Appare un’ eco leopardiana in queste stanze, dove la lontananza esprime il suo canto naturale e si riverbera nella scelta lessicale e versificatoria, accostata anche all’epigramma.

Le immagini sembrano convergere nella loro atmosfera rarefatta (“cieli quieti di pensieri chiari”), allitterante, nominale.

Spesso Salvia ha avuto referenti accostamenti a Umberto Saba, soprattutto nella tenerezza elegiaca, ( viva la via deserta tutta / fiocchi bioccoli/ lanugine di giugno) e a Sandro Penna.

La stoffa dell’esistenza è intrisa di stupore melanconico e allo stesso tempo percorre strade grigie della impossibilità, della chiusura-aperta al dolore che intride le sue lontananze.

La parola lacerata, remota, quasi sibillinamente percepita nell’estrema vaghezza (“Questi nostri
volti vagabondi come musi/ di cani ci somigliano).

Improvvisamente si sente il bisogno di un passato che sia paragone con la propria vita presente, nella giovinezza, simbolo del paragone del cuore della vita, in cui la categoria del possibile e del molteplice disgelava l’innocenza ormai perduta: “ Mi immaginavo mondi tutti / assai/  più lievi e volatili di questo mio”  e  nel rigoglio ansimante della primavera si scorge il sentore dei profumi che l’aria incide “E’ quasi primavera, io dipingo/ già fuori sul terrazzo, tra / odori, / di mari lontani e queste / vicine / piante di odori).

La lontananza e la vicinanza, come precedentemente accennato, vivificano l’esistente nel loro bisogno reciproco e vicendevole, non solo nella loro terminologia affettiva, ma anche nella loro struggente vivezza di colori e suoni, odori e profumi, che finiscono per annullarsi nella vanità annullatrice dell’esistenza: “ Io dipingo / la sera quando i tormenti più / vivi / accendono il cielo e bruciano il cuore,/ e all’alba quando già nulla è la vita”).

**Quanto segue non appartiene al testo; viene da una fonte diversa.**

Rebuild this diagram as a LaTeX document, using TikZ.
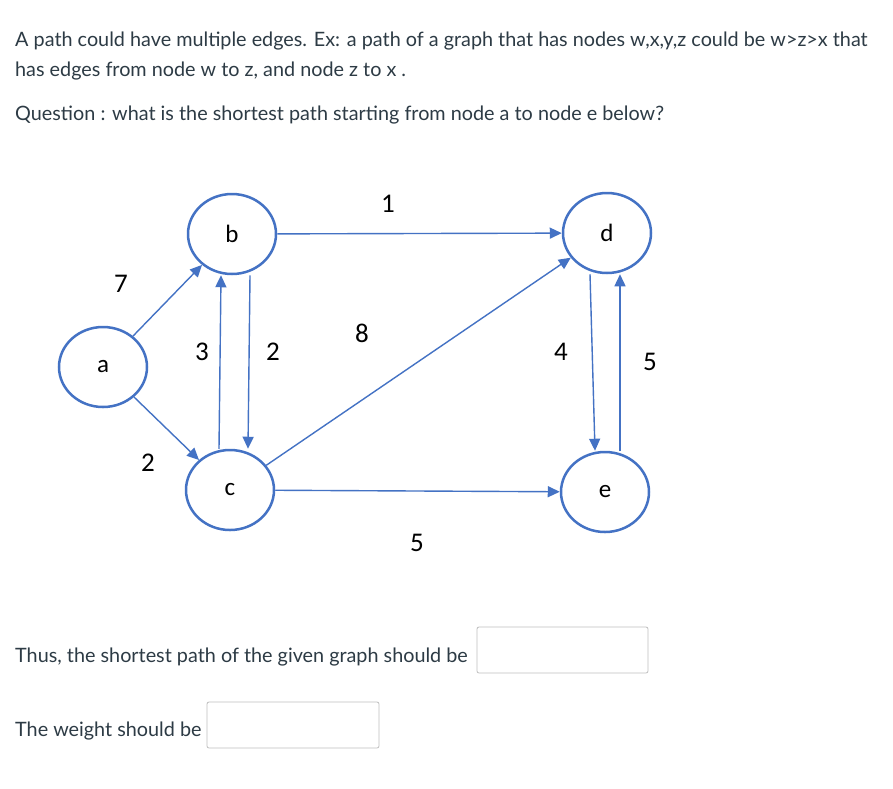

Il tema che apre i sentieri dell’iter poetico di Salvia è la solitudine, costretta, imposta, colpita nella sua impersonalità contraffatta: “Imparo da solo / con stenti/ l’errore d’esser solo”, spesso in quel sentiero solitario, qua e là vagabondo, si staglia la pura voce dolce e allo stesso tempo malinconica, di un aggrapparsi spalancato alla vita che non deve ridursi, che non può ridursi al cambiamento delle stagioni, come delle nostre ere, sui cui poggiare il nostro tempo d’attesa, di richiamo alle cose, alla loro verità intrinseca:“E adesso/  io amo questa nostra vita / mite / e quei colori e quei versi  e / tutta/ infinita grandezza E la  pazienza/ del nulla intorno a  queste sillabe”).

La morte non è l’ultimo vessillo della vita, la morte è solo l’annuncio di un nuovo inizio come scrive il grande poeta Andrea Zanzotto, anche in quella morte apparente del non-essere dell’uomo in questa contemporaneità, spesso drammaticamente vissuta, ma che si presenta sempre come rapporto ininterrotto. La poesia di Salvia ci appartiene, non nella terra, ci appartiene nella sua luce sul vetro.